▶ **TASK PROMPT**:
Up to and including the line containing "from matplotlib.patches import FancyBboxPatch", please reproduce the lines of the listing below, starting from the top.

▶ **AVAILABLE DATA**:

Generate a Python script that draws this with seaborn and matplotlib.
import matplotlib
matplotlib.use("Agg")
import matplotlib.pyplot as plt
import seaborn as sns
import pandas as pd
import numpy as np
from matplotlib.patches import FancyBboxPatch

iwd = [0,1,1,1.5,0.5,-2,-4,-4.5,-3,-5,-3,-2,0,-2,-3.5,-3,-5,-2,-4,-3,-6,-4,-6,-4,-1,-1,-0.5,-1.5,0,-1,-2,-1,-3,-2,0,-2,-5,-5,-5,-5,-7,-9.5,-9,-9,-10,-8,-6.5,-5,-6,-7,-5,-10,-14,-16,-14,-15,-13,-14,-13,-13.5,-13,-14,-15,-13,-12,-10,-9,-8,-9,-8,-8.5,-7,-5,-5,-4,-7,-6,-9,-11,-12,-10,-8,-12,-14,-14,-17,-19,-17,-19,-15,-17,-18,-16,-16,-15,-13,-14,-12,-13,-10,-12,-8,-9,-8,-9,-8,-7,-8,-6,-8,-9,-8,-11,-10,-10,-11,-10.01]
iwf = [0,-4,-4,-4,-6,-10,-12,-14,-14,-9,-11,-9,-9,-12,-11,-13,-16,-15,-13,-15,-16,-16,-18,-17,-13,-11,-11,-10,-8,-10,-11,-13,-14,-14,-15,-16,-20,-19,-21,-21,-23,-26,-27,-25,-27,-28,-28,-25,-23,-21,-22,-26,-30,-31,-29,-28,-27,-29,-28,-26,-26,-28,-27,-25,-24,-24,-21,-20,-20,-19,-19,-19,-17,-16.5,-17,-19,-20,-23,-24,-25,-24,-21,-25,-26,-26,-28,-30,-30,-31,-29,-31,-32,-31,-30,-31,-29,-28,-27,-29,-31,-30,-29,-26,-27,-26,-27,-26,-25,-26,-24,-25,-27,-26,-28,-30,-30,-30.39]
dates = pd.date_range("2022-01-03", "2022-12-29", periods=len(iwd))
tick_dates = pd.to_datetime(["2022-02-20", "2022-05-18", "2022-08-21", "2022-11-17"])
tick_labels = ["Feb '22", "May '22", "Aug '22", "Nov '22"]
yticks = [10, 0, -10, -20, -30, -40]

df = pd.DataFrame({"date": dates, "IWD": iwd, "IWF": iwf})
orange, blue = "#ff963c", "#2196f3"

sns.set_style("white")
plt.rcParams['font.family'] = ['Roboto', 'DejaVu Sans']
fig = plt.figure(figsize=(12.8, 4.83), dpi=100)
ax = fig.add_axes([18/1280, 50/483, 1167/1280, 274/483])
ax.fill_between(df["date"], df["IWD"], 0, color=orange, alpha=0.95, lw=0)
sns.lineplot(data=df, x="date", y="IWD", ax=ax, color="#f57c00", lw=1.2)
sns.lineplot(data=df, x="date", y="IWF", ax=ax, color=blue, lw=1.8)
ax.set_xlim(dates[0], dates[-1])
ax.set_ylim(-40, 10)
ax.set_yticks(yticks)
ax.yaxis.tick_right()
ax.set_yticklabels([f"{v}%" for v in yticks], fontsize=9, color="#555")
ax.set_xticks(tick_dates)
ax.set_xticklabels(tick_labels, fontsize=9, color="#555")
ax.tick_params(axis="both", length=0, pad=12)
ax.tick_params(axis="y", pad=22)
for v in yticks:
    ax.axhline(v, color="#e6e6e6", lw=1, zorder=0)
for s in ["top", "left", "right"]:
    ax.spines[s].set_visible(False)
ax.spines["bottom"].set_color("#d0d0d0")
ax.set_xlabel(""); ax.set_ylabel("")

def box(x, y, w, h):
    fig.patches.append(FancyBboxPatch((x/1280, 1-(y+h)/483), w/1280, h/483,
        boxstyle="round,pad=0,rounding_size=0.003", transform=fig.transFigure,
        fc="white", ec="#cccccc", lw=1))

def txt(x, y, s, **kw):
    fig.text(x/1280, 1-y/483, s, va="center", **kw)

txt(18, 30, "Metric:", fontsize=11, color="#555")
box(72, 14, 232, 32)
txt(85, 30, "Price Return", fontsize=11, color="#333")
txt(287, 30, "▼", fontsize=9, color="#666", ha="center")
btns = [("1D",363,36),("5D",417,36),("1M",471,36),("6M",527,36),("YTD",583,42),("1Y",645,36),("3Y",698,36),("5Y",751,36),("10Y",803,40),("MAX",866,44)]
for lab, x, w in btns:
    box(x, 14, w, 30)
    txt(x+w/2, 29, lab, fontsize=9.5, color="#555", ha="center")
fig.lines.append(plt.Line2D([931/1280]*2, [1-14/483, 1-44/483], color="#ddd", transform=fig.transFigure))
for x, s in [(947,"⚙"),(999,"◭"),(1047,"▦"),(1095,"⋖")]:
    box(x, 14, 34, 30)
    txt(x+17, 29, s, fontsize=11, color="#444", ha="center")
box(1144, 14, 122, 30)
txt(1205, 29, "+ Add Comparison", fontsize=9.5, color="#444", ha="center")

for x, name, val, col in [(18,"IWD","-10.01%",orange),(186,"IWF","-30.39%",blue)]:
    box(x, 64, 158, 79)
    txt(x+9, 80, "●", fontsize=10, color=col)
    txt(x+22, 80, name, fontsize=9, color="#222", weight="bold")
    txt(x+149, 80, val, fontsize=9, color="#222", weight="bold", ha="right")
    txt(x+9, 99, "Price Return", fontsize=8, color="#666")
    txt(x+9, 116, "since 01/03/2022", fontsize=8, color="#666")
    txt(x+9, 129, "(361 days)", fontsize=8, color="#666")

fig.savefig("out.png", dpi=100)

▶ **EXPECTED ANSWER**:
Generate a Python script that draws this with seaborn and matplotlib.
import matplotlib
matplotlib.use("Agg")
import matplotlib.pyplot as plt
import seaborn as sns
import pandas as pd
import numpy as np
from matplotlib.patches import FancyBboxPatch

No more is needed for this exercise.